Tuesday, August 11, 2009

Spellbinder Helen Stringer

Spellbinder by Helen Stringer This was such a fun read, I loved it. 12 yr old Belladonna Johnson can see ghost, its a family trait from her mother's side. Belladonna continues to live with her parents after they die in a car accident. At school Belladonna does her best not to be seen talking to ghost, everyone already thinks she's strange. Stringer's captures much with her writing. Many readers will be able to sympathize with Belladonna's math crisis.

"Unfortunately the walk to school wasn't a long one and, as if to bring her back down to earth, Math was the first class of the day, forcing Belladonna to make up some less than convincing reason why she hadn't done her homework. Mr. Fredericks hardly seemed to listen, moving right on to the next exercise. So far as he was concerned, if students couldn't be bothered to do their homework, then he couldn't be bothered to teach them. Belladonna sighed. She had only managed to keep up with math by slogging away and making sure she did every single piece of homework. Now she'd missed one exercise and suddenly everything was a mystery. She had a feeling that she would never again know what was going on in class"
(ARC)

Life continues like it did before the accident until all the ghost disappear. With the ghost gone everything in Belladonna's world is at risk. People aren't sleeping since there are no ghost to supply them with dreams. Belladonna must figure out what is happening, if she wants to see her parents again. She has two people to help, Steve a classmate and Elsie a teen ghost who died in 1912. Stringer takes the time to develop Steve and Elsie. I loved the interaction between these characters.
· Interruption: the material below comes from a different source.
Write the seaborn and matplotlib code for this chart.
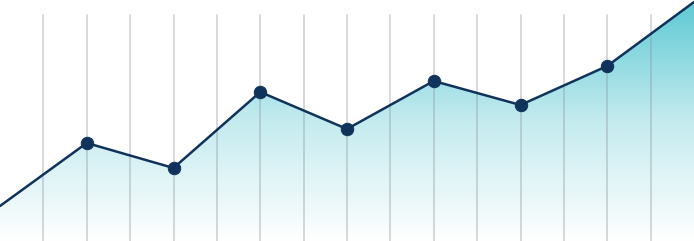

"How are we supposed to reach that?" said Elsie. There's a chair in the front room!" Belladonna ran off and returned with an old chair. Steve took it off her, placed it squarely underneath the trapdoor and jiggled it. One of the legs promptly fell off. Why don't you just climb the banister?" asked Elsie. "Because I might fall off and plummet to my death," "I'll do it, then! I'm already dead." "So you keep saying," muttered Steve. Elsie heaved herself up on the banister, teetered there for a moment, turned a funny color, and quickly got down. "What;s the matter?" asked Belladonna. "Apparently you can still have vertigo even when your dead," said Elsie unhappily" (ARC)

Once I started reading Spellbinder I didn't want to stop. Its a great book and reluctant reader friendly. Ages 10up Goes on sale Sept. 29

5 comments:

Charlotte said...

Gosh, I can relate to that math problem...

This sounds like a fun one!

Doret said...

I had the same problem with Spanish and Math

Anonymous said...

Sounds like it would make a fun tv show!

MissA said...

The math quote sums up my math lessons. nice review.
I gave you an award!
http://blackteensread2.blogspot.com/ (the teaser tuesday post)

Anonymous said...

I did not like this book at all. Huge dissapointment.